The work of Catholic Law Professor Roger Hartley was recently referenced in a Reuters article regarding Jennifer Abruzzo, the National Labor Relations Board’s general counsel, and her recent move to overturn precedent that allows employers to force workers to attend anti-union meetings, seeking to blunt one of U.S. businesses’ most potent weapons against worker organizing. Hartley’s 2010 law review article, “Freedom Not To Listen: A Constitutional Analysis of Compulsory Indoctrination Through Workplace Captive Audience Meetings,” was referenced as evidence to support Abruzzo’s proposition that mandatory meetings are inherently unlawful.
Date: April 13, 2022
By: Hassan Kanu
Why the labor board wants to free 'captive' workers from bosses' messaging
The labor board held in 1946 that captive audience meetings discussing unionization were per se (inherently) unlawful, shortly after enactment of the National Labor Relations Act, Roger Hartley wrote in a 2010 law review article on employees’ “freedom not to listen.” Hartley is a law professor at the Catholic University of America Columbus School of Law.

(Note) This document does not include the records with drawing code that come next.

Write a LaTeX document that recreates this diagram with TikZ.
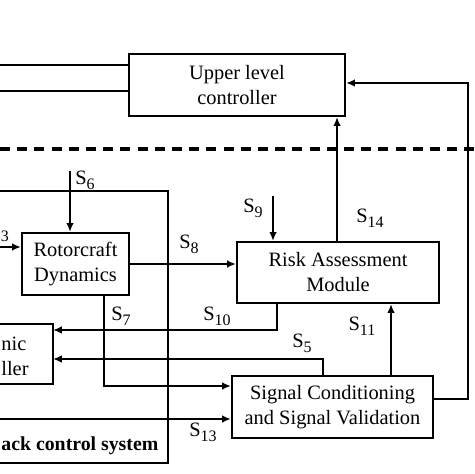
\documentclass[tikz,border=0pt]{standalone}
\usepackage{fontspec}
\setmainfont{Liberation Serif}
\usetikzlibrary{positioning, arrows.meta}

\newcommand{\sgn}[1]{S\raisebox{-0.55ex}{\fontsize{8}{9}\selectfont #1}}

\tikzset{
  block/.style={draw,line width=1.1pt,align=center,inner sep=0pt,font=\fontsize{10.2}{12.5}\selectfont},
  sig/.style={line width=1pt,-{Latex[length=4.4pt,width=3.8pt]}},
  wire/.style={line width=1pt},
  lab/.style={inner sep=0pt,font=\fontsize{10.2}{12}\selectfont}
}

\begin{document}
\begin{tikzpicture}[x=0.5pt,y=-0.5pt]
    \useasboundingbox (0,0) rectangle (474,474);
    % bloques principales
    \node[block,minimum width=108pt,minimum height=31pt] (upper) at (237,85) {Upper level\\controller};
    \node[block,minimum width=53.5pt,minimum height=31pt] (rotor) at (75.5,264) {Rotorcraft\\Dynamics};
    \node[block,minimum width=101pt,minimum height=30.5pt] (risk) at (338,272.5) {Risk Assessment\\Module};
    \node[block,minimum width=100.5pt,minimum height=31pt] (sc) at (332.5,407) {Signal Conditioning\\and Signal Validation};

    % cajas cortadas por el borde
    \draw[line width=1.1pt] (0,324) -- (53,324) -- (53,384) -- (0,384);
    \coordinate (dynr) at (53,354);
    \node[lab,anchor=west] (dyn1) at (1,344) {nic};
    \node[lab,anchor=west] (dyn2) at (1,369) {ller};
    \draw[line width=1.1pt] (0,191) -- (168,191) -- (168,463) -- (0,463);
    \node[lab,anchor=west,font=\fontsize{9.9}{12}\selectfont\bfseries] (fbc) at (1,446) {ack control system};

    \draw[line width=1.6pt,dash pattern=on 5pt off 3.6pt] (0,149) -- (474,149);

    \coordinate (u1) at (0,65);
    \coordinate (u2) at (0,91);
    \draw[wire] (u1) -- (u1 -| upper.west);
    \draw[wire] (u2) -- (u2 -| upper.west);

    \coordinate (s3) at (0,247);
    \coordinate (s6) at (70,171);
    \coordinate (s9) at (273,196);
    \coordinate (s14) at (337,242);
    \coordinate (s10) at (277,330);
    \coordinate (s5) at (323,359);
    \coordinate (s11) at (391,376);
    \coordinate (s7) at (104,386);
    \coordinate (s13) at (0,419);
    \coordinate (c1) at (468,399);
    \coordinate (c2) at (468,83);

    \draw[sig] (s3) -- (s3 -| rotor.west);
    \draw[sig] (s6) -- (s6 |- rotor.north);
    \draw[sig] (rotor.east) -- (rotor.east -| risk.west);
    \draw[sig] (s9) -- (s9 |- risk.north);
    \draw[sig] (s14) -- (s14 |- upper.south);
    \draw[sig] (s10 |- risk.south) -- (s10) -- (s10 -| dynr);
    \draw[sig] (s5 |- sc.north) -- (s5) -- (s5 -| dynr);
    \draw[sig] (s11) -- (s11 |- risk.south);
    \draw[sig] (s7 |- rotor.south) -- (s7) -- (s7 -| sc.west);
    \draw[sig] (s13) -- (s13 -| sc.west);
    \draw[sig] (c1 -| sc.east) -- (c1) -- (c2) -- (c2 -| upper.east);

    \node[lab,font=\fontsize{8}{9}\selectfont] (l3) at (5,236) {3};
    \node[lab] (l6) at (85,180) {\sgn{6}};
    \node[lab] (l8) at (189,244) {\sgn{8}};
    \node[lab] (l9) at (253,208) {\sgn{9}};
    \node[lab] (l14) at (370,218) {\sgn{14}};
    \node[lab] (l7) at (121,316) {\sgn{7}};
    \node[lab] (l10) at (217,316) {\sgn{10}};
    \node[lab] (l5) at (302,343) {\sgn{5}};
    \node[lab] (l11) at (362,326) {\sgn{11}};
    \node[lab] (l13) at (203,432) {\sgn{13}};
\end{tikzpicture}
\end{document}
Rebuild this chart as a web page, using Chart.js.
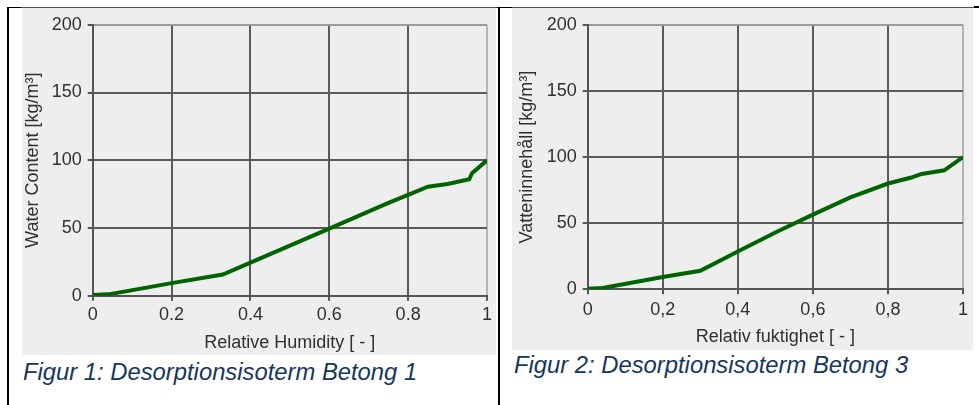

But that interpretation was short-lived.
Big businesses complained that the board was restricting free speech, and lawmakers accepted their protests with hardly any serious interrogation, according to the legislative record. Congress amended the NLRA just a year later, in 1947, adding that the “expressing of any views, arguments or opinion” can’t be considered an unfair labor practice.
That new provision, Section 8 (C), was in turn interpreted in a one-line statement of law, when the board held in 1948 that it means captive audience meetings are permissible.
But a “close examination of the legislative history reveals no basis for such a conclusion,” Hartley wrote. And the clause itself says nothing at all about mandatory meetings during work hours.
The “Constitution's free speech guarantees simply do not provide any person the freedom to coerce listening,” Hartley wrote in the 2010 article.